Educationally, it is also one of the best examples of how coordinate transformations simplify physics. Students see that two coupled moving masses can become one effective mass in relative coordinates. That insight reappears in nuclear physics, celestial mechanics, and scattering theory, making this calculator useful far beyond introductory chemistry.
How to interpret calculator outputs like an expert
When you run a calculation, first verify the reduced mass value in amu. Ask whether it is physically plausible relative to each atomic mass. It must be lower than either individual mass and will approach the lighter atom when there is large asymmetry. Then check the SI value in kg, because that is what you need for direct insertion into equations involving N/m and m/s units.

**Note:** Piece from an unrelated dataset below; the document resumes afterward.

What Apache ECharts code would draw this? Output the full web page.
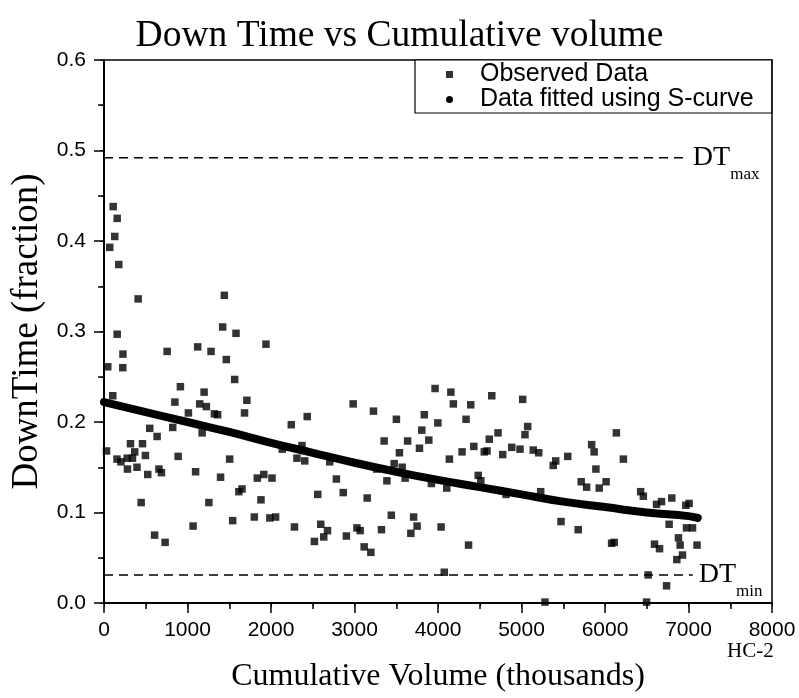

If you entered a force constant, evaluate whether the estimated vibrational wavenumber is in a realistic range. For example, light atoms with stiff bonds often appear at high frequencies, while heavier combinations or softer bonds shift lower. Use this estimate as a screening metric, then compare with measured or literature values for final assignment. The chart further helps contextualize your molecule by showing whether its reduced mass is low, moderate, or high among common diatomics.
Final takeaway
A reduced mass diatomic calculator is a compact but powerful tool for both fast estimation and serious analysis. It converts raw atomic masses into directly useful physical parameters, supports isotopic interpretation, and improves confidence in spectroscopic reasoning. If you combine correct units, reliable reference values, and thoughtful interpretation of force constants, you can extract meaningful predictions in seconds. Use the calculator repeatedly across isotopologues and compare outcomes with measured spectra to build robust intuition and stronger quantitative accuracy.